Roof ventilation involves a system of openings designed to facilitate continuous airflow through the attic space, serving as a temperature and moisture regulator for the home. This seemingly simple process helps protect the building envelope from the extreme conditions that can accumulate beneath the roof deck. By actively managing the climate in this space, a properly installed ventilation system plays a significant role in reducing a home’s cooling demands and preserving the long-term integrity of its structure. Understanding how this air movement is achieved reveals the fundamental design principles behind an effective roofing system.
Why Attic Ventilation is Essential
When an attic is poorly ventilated, two primary destructive forces—excessive heat and moisture—begin to compromise the home. During summer months, solar radiation can cause attic temperatures to soar well above 130°F, sometimes reaching 140°F on a 90°F day. This trapped, intense heat radiates downward into the living spaces, forcing the air conditioning system to work harder and dramatically increasing energy consumption and utility bills.

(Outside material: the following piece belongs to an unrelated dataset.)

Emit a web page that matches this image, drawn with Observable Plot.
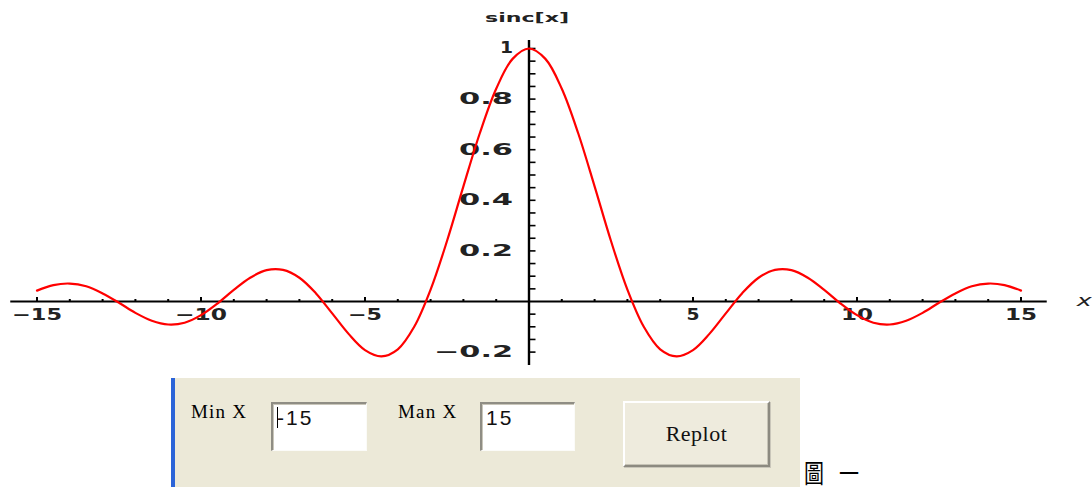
<!DOCTYPE html>
<html>
<head>
<meta charset="utf-8">
<script src="https://cdn.jsdelivr.net/npm/d3@7"></script>
<script src="https://cdn.jsdelivr.net/npm/@observablehq/plot@0.6"></script>
<style>
  html, body { margin: 0; padding: 0; background: #fff; overflow: hidden; }
  #wrap { position: relative; width: 1092px; height: 490px; }
  #chart svg { display: block; }
  .panel { position: absolute; left: 171px; top: 378px; width: 629px; height: 109px;
           background: #ECE9D8; border-left: 4px solid #2b64d8; box-sizing: border-box; }
  .lbl { position: absolute; font-family: "Liberation Serif", serif; font-size: 19px;
         line-height: 19px; color: #000; letter-spacing: 1.2px; white-space: nowrap; }
  .box { position: absolute; background: #fff; box-sizing: border-box;
         border-top: 2px solid #8f8d84; border-left: 2px solid #8f8d84;
         border-right: 1px solid #fbfbf8; border-bottom: 1px solid #fbfbf8;
         box-shadow: inset 1px 1px 0 #c9c6ba; }
  .box .v { position: absolute; left: 4px; top: 3px; font-family: "Liberation Sans Narrow", "Liberation Sans", sans-serif;
            font-size: 21px; line-height: 21px; color: #111; white-space: nowrap; letter-spacing: 2px; }
  .cursor { position: absolute; left: 4px; top: 3px; width: 1px; height: 21px; background: #000; }
  .btn { position: absolute; left: 623px; top: 401px; width: 147px; height: 66px; box-sizing: border-box;
         background: #EEEBDD; border-top: 2px solid #ffffff; border-left: 2px solid #ffffff;
         border-right: 2px solid #8c8a80; border-bottom: 2px solid #8c8a80;
         box-shadow: 1px 1px 0 #c9c6ba, inset -1px -1px 0 #c6c3b6;
         display: flex; align-items: center; justify-content: center;
         font-family: "Liberation Serif", serif; font-size: 22px; letter-spacing: 0.5px; color: #111; }
  .fig { position: absolute; left: 804px; top: 460px; font-family: "Noto Sans CJK TC", sans-serif;
         font-size: 20px; line-height: 20px; color: #000; transform-origin: 0 0; transform: scale(1, 1.3);
         letter-spacing: 15px; white-space: nowrap; }
</style>
</head>
<body>
<div id="wrap">
  <div id="chart"></div>
  <div class="panel"></div>
  <div class="lbl" style="left:191px;top:402px;">Min X</div>
  <div class="box" style="left:271px;top:402px;width:96px;height:49px;">
    <span class="v">-15</span><span class="cursor"></span>
  </div>
  <div class="lbl" style="left:398px;top:402px;">Man X</div>
  <div class="box" style="left:480px;top:402px;width:95px;height:49px;">
    <span class="v">15</span>
  </div>
  <div class="btn">Replot</div>
  <div class="fig">圖一</div>
</div>
<script>
// ---- data ----
const xValues = [-15, -14.5, -14, -13.5, -13, -12.5, -12, -11.5, -11, -10.5, -10, -9.5, -9, -8.5, -8, -7.5, -7, -6.5, -6, -5.5, -5, -4.5, -4, -3.5, -3, -2.5, -2, -1.5, -1, -0.5,
  0, 0.5, 1, 1.5, 2, 2.5, 3, 3.5, 4, 4.5, 5, 5.5, 6, 6.5, 7, 7.5, 8, 8.5, 9, 9.5, 10, 10.5, 11, 11.5, 12, 12.5, 13, 13.5, 14, 14.5, 15];
const sincValues = [0.043, 0.065, 0.071, 0.060, 0.032, -0.005, -0.045, -0.076, -0.091, -0.084, -0.054, -0.008, 0.046, 0.094, 0.124, 0.125, 0.094, 0.033, -0.047, -0.128, -0.192, -0.217, -0.189, -0.100, 0.047, 0.239, 0.455, 0.665, 0.841, 0.959,
  1.000, 0.959, 0.841, 0.665, 0.455, 0.239, 0.047, -0.100, -0.189, -0.217, -0.192, -0.128, -0.047, 0.033, 0.094, 0.125, 0.124, 0.094, 0.046, -0.008, -0.054, -0.084, -0.091, -0.076, -0.045, -0.005, 0.032, 0.060, 0.071, 0.065, 0.043];

const xMajorTicks = [-15, -10, -5, 5, 10, 15];
const xTickLabels = ["\u221215", "\u221210", "\u22125", "5", "10", "15"];
const xMinorTicks = [-14, -13, -12, -11, -9, -8, -7, -6, -4, -3, -2, -1, 1, 2, 3, 4, 6, 7, 8, 9, 11, 12, 13, 14];
const yTickValues = [-0.2, 0.2, 0.4, 0.6, 0.8, 1];
const yTickLabels = ["\u22120.2", "0.2", "0.4", "0.6", "0.8", "1"];
const yMinorTicks = [-0.2, -0.15, -0.1, -0.05, 0.05, 0.1, 0.15, 0.2, 0.25, 0.3, 0.35, 0.4, 0.45, 0.5, 0.55, 0.6, 0.65, 0.7, 0.75, 0.8, 0.85, 0.9, 0.95, 1];
const yAxisTitle = "sinc[x]";
const xAxisTitle = "x";
const xAxisExtent = [-15.8, 15.8];
const yAxisExtent = [-0.253, 1.032];

const data = xValues.map((x, i) => ({x, y: sincValues[i]}));

const pxX = 1 / 32.8;   // one pixel in x units
const pxY = 1 / 253;    // one pixel in y units
const tickFont = "DejaVu Sans";

const chart = Plot.plot({
  width: 1092,
  height: 375,
  margin: 0,
  style: {background: "#fff", overflow: "visible"},
  x: {domain: [-15, 15], range: [36.5, 1020.5], axis: null},
  y: {domain: [-0.2, 1], range: [351.6, 48], axis: null},
  marks: [
    Plot.ruleY([0], {x1: xAxisExtent[0], x2: xAxisExtent[1], stroke: "#000", strokeWidth: 2}),
    Plot.ruleX([0], {y1: yAxisExtent[0], y2: yAxisExtent[1], stroke: "#000", strokeWidth: 2.4}),
    Plot.ruleX(xMinorTicks, {x: d => d, y1: 0, y2: 2 * pxY, stroke: "#000", strokeWidth: 2}),
    Plot.ruleX(xMajorTicks, {x: d => d, y1: 0, y2: 4 * pxY, stroke: "#000", strokeWidth: 2}),
    Plot.ruleY(yMinorTicks, {y: d => d, x1: 0, x2: 7 * pxX, stroke: "#000", strokeWidth: 1.6}),
    Plot.text(xMajorTicks, {x: d => d, y: 0, dy: 14, text: (d, i) => xTickLabels[i],
      fontFamily: tickFont, fontSize: 15, fontWeight: "bold", fill: "#222", textAnchor: "middle", lineAnchor: "middle"}),
    Plot.text(yTickValues, {x: 0, y: d => d, dx: -16, text: (d, i) => yTickLabels[i],
      fontFamily: tickFont, fontSize: 15, fontWeight: "bold", fill: "#222", textAnchor: "end", lineAnchor: "middle"}),
    Plot.text([yAxisTitle], {x: 0, y: 1, dx: -2, dy: -31, text: d => d,
      fontFamily: tickFont, fontSize: 13, fontWeight: "bold", fill: "#222", textAnchor: "middle", lineAnchor: "middle"}),
    Plot.text([xAxisTitle], {x: xAxisExtent[1], y: 0, dx: 37, dy: -1, text: d => d,
      fontFamily: tickFont, fontSize: 16, fontStyle: "italic", fill: "#222", textAnchor: "middle", lineAnchor: "middle"}),
    Plot.line(data, {x: "x", y: "y", stroke: "#ff0000", strokeWidth: 2.2, curve: "catmull-rom"})
  ]
});
document.getElementById("chart").appendChild(chart);

// stretch the tick glyphs horizontally like the original rendering
const stretch = {"\u221215": 50, "\u221210": 52, "\u22125": 34, "5": 13, "10": 32, "15": 32,
  "\u22120.2": 79, "0.2": 54, "0.4": 54, "0.6": 54, "0.8": 54, "1": 13, "sinc[x]": 84, "x": 15};
chart.querySelectorAll("text").forEach(t => {
  const w = stretch[t.textContent];
  if (w) { t.setAttribute("textLength", w); t.setAttribute("lengthAdjust", "spacingAndGlyphs"); }
});
</script>
</body>
</html>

The prolonged exposure to these high temperatures also prematurely ages roofing materials, causing shingles to deteriorate, warp, or buckle, which shortens the roof’s useful lifespan. Simultaneously, moisture from daily household activities, such as bathing and cooking, rises and becomes trapped in the cool attic air, leading to condensation. This moisture promotes the growth of mold and mildew, causes wood rot in the structural components, and can even compromise the effectiveness of insulation by making it damp.
The Mechanics of Airflow
The movement of air in a vented attic relies on the natural principle of thermal buoyancy, often called the stack effect. This effect occurs because heated air is less dense than cooler air, causing the warm air mass to rise toward the highest point of the attic space. As the buoyant, warm air escapes through exhaust openings located near the roof’s peak, it creates a slight negative pressure at the attic’s lower perimeter.
This pressure differential acts as a continuous driving force, pulling in cooler, fresh air from intake vents positioned low along the eaves. The resulting air path draws air upward and across the underside of the roof sheathing, effectively sweeping away both heat and accumulated moisture. For this system to operate efficiently, it must be balanced, meaning the amount of air allowed to enter must roughly equal the amount of air allowed to exit.
To achieve this balance, ventilation is measured using Net Free Area (NFA), which represents the total unobstructed opening through which air can flow, typically measured in square inches. Industry standards recommend that the NFA for the intake vents should be equal to or greater than the NFA for the exhaust vents. An imbalance can limit the system’s effectiveness and may cause the exhaust vents to pull conditioned air from the living space instead of fresh air from the outside.
Common Types of Roof Vents
Intake ventilation is typically accomplished using soffit vents, which are installed beneath the roof’s eaves and are the most common type for drawing in fresh air. Where eaves are not present, specialized undereave vents or drip edge vents can be installed near the fascia board to serve the same function of introducing air at the low point of the roof. Proper placement of these intake vents ensures that air begins its upward journey at the base of the attic.
Exhaust vents are always placed at or near the ridge to capitalize on the rising hot air. The ridge vent is a highly efficient passive option that runs continuously along the peak of the roof, providing a uniform exhaust path. Alternatively, static box vents, which are small, rectangular louvered units, are installed in various locations across the roof surface to allow hot air to escape.
In situations where passive airflow is insufficient due to low roof pitch or complex structures, powered vents—either electric or solar-operated—use fans to mechanically pull air out of the attic. Gable vents, which are installed on the vertical walls at the ends of the attic, rely on cross-breezes for air exchange and can sometimes interfere with the intended flow of a balanced soffit-and-ridge system.